In Native Alaskan villages, landscape dictates the calendar. Certain events mark the year such as late-summer berry-picking, fall caribou and moose hunting opportunities to harvest meat for food and hides for warmth, and river freeze-up which connects surrounding villages for easy travel by dog team and snowmachine. Out here, in rural Alaska, the school year and holidays are an artificial overlay to nature’s decree, for listening to the landscape teaches the language that orchestrates life: when the days start getting longer, when the sun returns, when the river breaks up, when the first salmon gets caught, and when the geese fly back and the sound of fat meat is in the air again. These are the tenets by which subsistence life flourishes, and in the middle of it all––when the days are getting longer but the rivers remain frozen––for some, there is Iditarod.

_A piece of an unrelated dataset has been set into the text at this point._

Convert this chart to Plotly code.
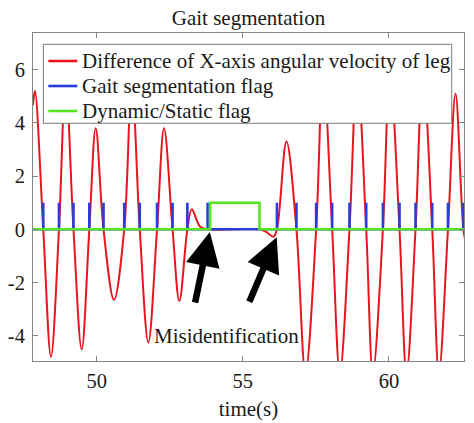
import plotly.graph_objects as go

# difference of X-axis angular velocity of leg (extrema and zero crossings)
red_t = [47.818, 47.887, 48.171, 48.435, 48.709, 48.938, 49.205, 49.486, 49.747, 49.966,
         50.233, 50.592, 50.942, 51.199, 51.473, 51.767, 52.065, 52.305, 52.596, 52.829,
         53.103, 53.253, 53.54, 53.795, 54.7, 55.56, 55.8, 56.048, 56.168, 56.493,
         56.836, 57.144, 57.510, 57.750, 58.058, 58.322, 58.651, 58.914, 59.223, 59.452,
         59.795, 60.034, 60.363, 60.603, 60.911, 61.164, 61.483, 61.712, 62.021, 62.281,
         62.55, 62.65]
red_v = [4.67, 5.2, 0, -4.79, 0, 5.6, 0, -4.51, 0, 3.8,
         0, -2.65, 0, 5.6, 0, -4.25, 0, 3.8, 0, -2.7,
         0, 0.75, 0.1, 0, 0, 0, -0.1, -0.28, 0, 3.3,
         0, -5.4, 0, 6.0, 0, -5.4, 0, 6.0, 0, -5.4,
         0, 6.0, 0, -5.4, 0, 6.0, 0, -5.4, 0, 5.1,
         0, -0.6]

# gait segmentation flag times (pulses to 1)
flag_t = [48.171, 48.709, 49.205, 49.747, 50.233, 50.942, 51.473, 52.065, 52.596, 53.103,
          53.795, 56.168, 56.836, 57.510, 58.058, 58.651, 59.223, 59.795, 60.363, 60.911,
          61.483, 62.021, 62.55]

# dynamic/static flag (step)
green_t = [47.7, 53.88, 55.57, 62.7]
green_v = [0, 1, 0, 0]

x_range = [47.82, 62.57]
y_range = [-4.95, 7.38]
x_ticks = [50, 55, 60]
y_ticks = [-4, -2, 0, 2, 4, 6]

names = ["Difference of X-axis angular velocity of leg", "Gait segmentation flag", "Dynamic/Static flag"]
colors = ["#e8141e", "#2a3cdc", "#55e61e"]

FONT = "Liberation Serif, Times New Roman, serif"
AX = "#858585"
TXT = "#1a1a1a"

blue_x = [x_range[0] - 0.2]
blue_y = [0]
for t in flag_t:
    blue_x += [t, t, t]
    blue_y += [0, 1, 0]
blue_x.append(x_range[1] + 0.2)
blue_y.append(0)

fig = go.Figure()
fig.add_trace(go.Scatter(x=red_t, y=red_v, mode="lines", name=names[0],
                         line=dict(color=colors[0], width=2, shape="spline", smoothing=1.0)))
fig.add_trace(go.Scatter(x=blue_x, y=blue_y, mode="lines", name=names[1],
                         line=dict(color=colors[1], width=2.6)))
fig.add_trace(go.Scatter(x=green_t, y=green_v, mode="lines", name=names[2],
                         line=dict(color=colors[2], width=2.6, shape="hv")))

axis_common = dict(showline=True, linecolor=AX, linewidth=1, mirror="ticks", ticks="inside",
                   ticklen=5, tickcolor=AX, showgrid=False, zeroline=False, automargin=False,
                   tickfont=dict(family=FONT, size=20.5, color=TXT))

fig.update_xaxes(range=x_range, tickvals=x_ticks, ticktext=[str(v) for v in x_ticks], ticklabelstandoff=1,
                 title=dict(text="time(s)", font=dict(family=FONT, size=21, color=TXT), standoff=10),
                 **axis_common)
fig.update_yaxes(range=y_range, tickvals=y_ticks, ticktext=[str(v) for v in y_ticks], ticklabelstandoff=3,
                 **axis_common)

# legend drawn by hand (MATLAB-style compact rows)
fig.add_shape(type="rect", xref="paper", yref="paper", x0=0.024, x1=0.9715, y0=0.7247, y1=0.9655,
              fillcolor="white", line=dict(color="#7a7a7a", width=1), layer="above")
row_y = [0.9146, 0.8384, 0.7622]
for name, col, ry in zip(names, colors, row_y):
    fig.add_shape(type="line", xref="paper", yref="paper", x0=0.0355, x1=0.1028, y0=ry, y1=ry,
                  line=dict(color=col, width=2.6), layer="above")
    fig.add_annotation(xref="paper", yref="paper", x=0.109, y=ry, xanchor="left", yanchor="middle",
                       text=name, showarrow=False, font=dict(family=FONT, size=21, color=TXT))

fig.add_annotation(x=53.87, y=-0.1, ax=-15, ay=72, showarrow=True, arrowhead=2, arrowsize=1.05,
                   arrowwidth=6.5, arrowcolor="black", text="")
fig.add_annotation(x=56.16, y=-0.3, ax=-28, ay=66, showarrow=True, arrowhead=2, arrowsize=1.05,
                   arrowwidth=6.5, arrowcolor="black", text="")
fig.add_annotation(x=54.44, y=-4.01, text="Misidentification", showarrow=False,
                   font=dict(family=FONT, size=21, color=TXT))

# the page body has an 8px margin, so the figure is sized to fit the window from there
fig.update_layout(
    width=466, height=415,
    margin=dict(l=25, r=10, t=25, b=62),
    paper_bgcolor="white", plot_bgcolor="white",
    title=dict(text="Gait segmentation", xref="paper", x=0.5, xanchor="center", y=1, yanchor="top",
               pad=dict(t=2), font=dict(family=FONT, size=21, color=TXT)),
    showlegend=False,
)

fig.write_html("out.html")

Many of us live in a world that Iditarod leaves behind. It’s a race that begins in civilization and travels away, to out there. That’s part of the race’s magic and a reason we become Insiders and stay glued to the GPS tracker. We are armchair travelers on an adventure into the unknown, in awe of the four-legged athletes that are in their element on that journey. This vantage point, however common, is only one perception of the race. For villagers along the trail, the Iditarod comes to them.
In rural Alaska, the race is a slow buildup from the usual quietness of the village. At first, a few sporadic flights buzz through in which the Iditarod Air Force brings straw and mushers’ food drops. Then, a few days before the first teams arrive, communications equipment and volunteers trickle in. The first vets may arrive one day before the first team followed by a lone Insider (often times me). Personnel doubles then triples as the checkpoint prepares for the arrival of the first team. More of our Insider crew arrives followed by outside media. Now the small village of, say, 200 people swells with visitors and excitement.
The community hall is abuzz as the first musher arrives at the next village upstream. As the teams get closer locals bring some of their year’s harvest to the checkpoint or community hall. Many share moose ribs, caribou stew, and salmon with the village’s guests and incoming mushers. The arrival of this food is no accident. This timing stems from a combination of two things: the GPS tracker and, more importantly, local knowledge of the land.
Rather than look at the tracker and guess why a team has slowed, many villagers look at the tracker to confirm their suspicions, such as a team slowing down due to overflow from a recent warm spell, or the heat of the day deteriorating an already punchy trail. For locals, the trail is not a path into the unknown but part of a system that connects neighboring villages and intersects a knowledge mosaic. Perhaps it shoulders the hill with the best blueberry patch, and if you break off to the north before the pond that a new beaver family moved into last spring you’ll find the trail to your uncle’s trapline. Historically, dog teams enhanced and broadened intimate knowledge of this land. Therefore, no matter how artificial the race seems upon the landscape, it remains a part of it by paying tribute to this lifestyle, these places, and the generations of people who have called these spaces home.
The race was envisioned to preserve dog teams in modern Alaskan history. Therefore, in one sense it renews a connection to something that is dissipating in rural communities: dependence on dog teams. Up and down the trail, old-timers recall stories of dogs that would lead you in a snowstorm; dogs that could run traplines as well as haul loads of caribou meat; dogs you could drive like a snowmachine right up to someone’s front doorstep and park with stylish precision and little thought. Yet, simultaneously, the race represents a spirit that remains vibrantly woven into the landscape. As more people trade dog teams for snowmachines, what emerges is a modern-day version of the same lifestyle that for generations depended on raising good dogs in order to feed and clothe one’s family.
This lifestyle is a bond between countless generations who have harvested this land, and cared for the food it provided; who taught their children how to care for fresh meat and how to render bear fat for dipping berries in. They taught them if your feet get wet then stop and start a fire, and always travel with extra food and clothing. Out here there is no rescue button, just the traditions and knowledge handed down by your ancestors. So listen to the landscape––it will tell you when to go and when to hunker down. Share with your neighbor because you never know when you might be the one who can’t find a caribou. Everything one needs is right here and always has been, and these living traditions are the glue that bonds the community.
The race celebrates this connection to the landscape, although it can fall to the periphery as we get excited over checkpoint times and judging whose team looks the strongest. For villagers along the trail, dog teams travel for days to arrive at their home. Some mushers won’t make it there because the trail will have beaten them, but those who do will be greeted by the traditions, generosity, and warmth of these villages, without which there would be no Iditarod.